I couldnt agree more with the initial observation.
I'm absolutely new to landscape rendering and am trying to pick it up just for fun as I have taken a year off to write a book (my first - perhaps I'm dreaming) and want to create a novel around a specific landscape that I want to use Terragen to help me visualise.
Despite having a degree in robotics and being fairly IT/software programming literate, I find that I'm continually frustrated by options in many terrains, shaders etc that I just have no idea what they do and the help guides in many instances just don't provide anything useful if (I'm assuming) you're not previously from the 3D terrain community. I often find myself reading up on the web to find out what the heck something like a "Noise octave" might do and why its important, but even after researching it have little idea of what a value in Terragen may do to a scene at a certain scale, then trying to tie it all together into something like the "Fully Procedural Planet ~ BETA release" and other info I've found on the forums I think will take me well beyond the time I can give to learning this to a reasonable level.
Here's an example for the "Heightfield erode v3" documentation. I did about 60 different renders for most of a day to try and understand what it did...
Field ; "Flow Distance"
Definition on Terragen Node Reference description - NIL
Definition for layman (made up by me based on tests) - Value entered [appears to be] the distance (in metres?) that sediment from a high point will flow down to a low point.

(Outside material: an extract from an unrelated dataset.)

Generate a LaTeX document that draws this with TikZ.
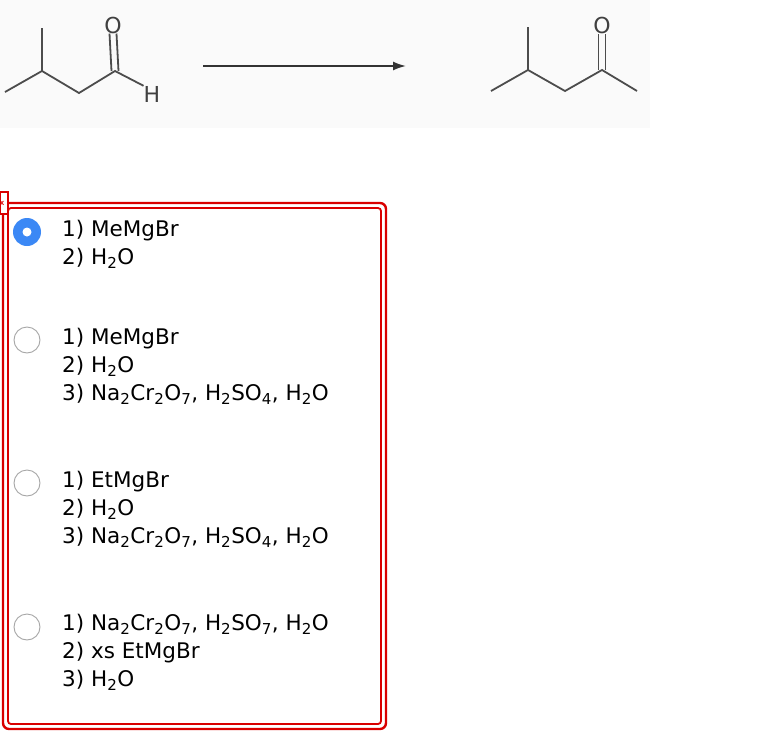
\documentclass[tikz,border=0pt]{standalone}
\usepackage{fontspec}
\setmainfont{DejaVu Sans}
\usetikzlibrary{arrows.meta}
\definecolor{radioblue}{HTML}{3B88F5}
\begin{document}
\begin{tikzpicture}[x=1pt,y=-1pt,
  bond/.style={line width=1.8pt,black!70},
  atom/.style={font=\fontsize{22}{22}\selectfont,text=black!75,inner sep=0pt},
  ans/.style={anchor=north west,align=left,inner sep=0pt,font=\fontsize{21.5}{28}\selectfont},
  radio/.style={circle,draw=black!35,line width=0.9pt,minimum size=26pt,inner sep=0pt},
  redbox/.style={draw=red!85!black,line width=2.4pt,rounded corners=6pt}]
\useasboundingbox (0,0) rectangle (766,744);
\fill[black!2] (0,0) rectangle (650,128);
% reactant
\coordinate (a1) at (5,92); \coordinate (a2) at (42,71); \coordinate (a3) at (42,28);
\coordinate (a4) at (79,93); \coordinate (a5) at (115,71);
\node[atom] (o1) at (113,25) {O};
\node[atom] (h1) at (152,94) {H};
\draw[bond] (a1)--(a2)--(a4)--(a5)--(h1.north west);
\draw[bond] (a2)--(a3);
\draw[bond] ([xshift=-3.5pt]a5)--([xshift=-3.5pt]o1.south);
\draw[bond] ([xshift=3.5pt]a5)--([xshift=3.5pt]o1.south);
% arrow
\coordinate (r0) at (203,66); \coordinate (r1) at (406,66);
\draw[line width=1.8pt,black!80,-{Latex[length=13pt,width=9pt]}] (r0)--(r1);
% product
\coordinate (b1) at (491,91); \coordinate (b2) at (528,70); \coordinate (b3) at (528,27);
\coordinate (b4) at (565,91); \coordinate (b5) at (602,70); \coordinate (b6) at (637,91);
\node[atom] (o2) at (602,25) {O};
\draw[bond] (b1)--(b2)--(b4)--(b5)--(b6);
\draw[bond] (b2)--(b3);
\draw[bond] ([xshift=-3.5pt]b5)--([xshift=-3.5pt]o2.south);
\draw[bond] ([xshift=3.5pt]b5)--([xshift=3.5pt]o2.south);
% box
\draw[redbox] (3,203) rectangle (386,729);
\draw[red!85!black,line width=1.8pt,rounded corners=3pt] (8,208) rectangle (381,724);
\draw[red!85!black,line width=1.5pt,fill=white] (0,192) rectangle (8,214);
\node[text=red!85!black,font=\bfseries\fontsize{9}{9}\selectfont,inner sep=0pt] (x) at (2,203) {\textsf{x}};
% radios
\node[circle,fill=radioblue,minimum size=28pt,inner sep=0pt] (r1b) at (27,232) {};
\node[circle,fill=white,minimum size=9pt,inner sep=0pt] at (r1b) {};
\node[radio] (r2) at (27,340) {};
\node[radio] (r3) at (27,483) {};
\node[radio] (r4) at (27,627) {};
% answers
\node[ans] (t1) at (62,220) {1) MeMgBr\\2) H\textsubscript{2}O};
\node[ans] (t2) at (62,328) {1) MeMgBr\\2) H\textsubscript{2}O\\3) Na\textsubscript{2}Cr\textsubscript{2}O\textsubscript{7}, H\textsubscript{2}SO\textsubscript{4}, H\textsubscript{2}O};
\node[ans] (t3) at (62,471) {1) EtMgBr\\2) H\textsubscript{2}O\\3) Na\textsubscript{2}Cr\textsubscript{2}O\textsubscript{7}, H\textsubscript{2}SO\textsubscript{4}, H\textsubscript{2}O};
\node[ans] (t4) at (62,614) {1) Na\textsubscript{2}Cr\textsubscript{2}O\textsubscript{7}, H\textsubscript{2}SO\textsubscript{7}, H\textsubscript{2}O\\2) xs EtMgBr\\3) H\textsubscript{2}O};
\end{tikzpicture}
\end{document}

But it may also be the distance it travels before settling, as my tests don't show sediment settling if the duration is high....therefore I assume that the description on this field should probably say (if I'm correct) that sediment from each iteration of the duration will wash the sediment to a lower level.
Field ""Duration"
Definition on Terragen Node Reference description - NIL
Definition for layman (made up by me based on tests) - I assume this is the number of iterations of erosion that will be applied to the terrain, as above, I assume that each iteration of duration washes sediment from the previous iteration down one more level....
Same lack of description applies to Erosion power (I assume how deeply it cuts but the numbers are meaningless - is 0.25 equivalent to a 25cm cut per duration?), Deposition (what does "1" mean??), deposition rate (ditto), diffusion, diffusion adapts to slope, slip at angle (WTH for the last 3?)...hopefully you see my point.
Don't get me wrong - I absolutely love the product (and have extensively read the www community on 3D rendering and they tend to point me at this product repeatedly) and will readily upgrade from the free version to the commercial version once I feel I can actually use it effectively, but as it stands, the lack of 'laymans' explanations of what a setting does is limiting my ability to learn the product and to be honest if I havent got much better at it in the next two weeks I (having already spent 3 weeks trying to learn it) I'll move onto a different product in the hope I find something more user friendly - and spend my money there. Looking at cypher's "Fully Procedural Planet BETA" just leaves me confused and embarrassed about how little I know (and in awe of what he's done). I looked at the Vue web-site today and I'll probably try that in the next week or so, in the same way that I moved off Mojoworld after a few days of fiddling with that and went to Terragen as it was initially easier to pick up.
So rather than just whining here (which I freely admit isn't positive), I'd like to pose the following questions :-
1) Is Terragen targeted purely at the high end landscape generator professional market, and is therefore reliant on its potential client-base knowing many of the terms and functions used before they touch the product? My guess, based on the price point, is that this is not the case.
2) How did those of you those of you new to 3D landscape generation learn to use this product and how long did it take?
To give you an idea of where I've got to in the last few weeks, I can :-
a) Create a random planet (of any size) with randomly distributed hights etc and oceans.
b) Use shaders based on height to colour the planet from beach to snowline
c) Import xFrog free plant objects into the terrain and polulate patches with differing vegetation
d) Import a greyscale heightmap based on a real world file from NOAA (after some playing around in photoshop) to create a portion of terrain, but at 2900km x 2900km the northern edge sits way above the planets curved surface....and I have little control over the height of object (resizing crashes my PC- 2.4GHz 8GB RAM)
e) Import multiple segments of the above map to try and overcome the above crashes and give me more control over the shaders (eg higher snowline etc at the equator than the poles), but find the join between segments problematic - and have spent days playing with blending and going through the forum with no success so far....
The above points are included to give you an understanding that I've been able to create great random planets, colours, trees etc quite satisfactorily and relatively quickly, but as soon as I want to try and do something beyond random, the learning curve goes through the roof. If the Terragen developers answer to (1) above is that Terrgane 2 its intended for mass appeal, then I reiterate the comments at the beginning of this thread - you need to do more for the semi-educated layman if you want this to have mass appeal - I feel that at this stage of the product, time spent creating newer, greater and more complex functions are going to be less important to your commercial success than solid documentation, and it would be a shame to see this product wither from the lack of same.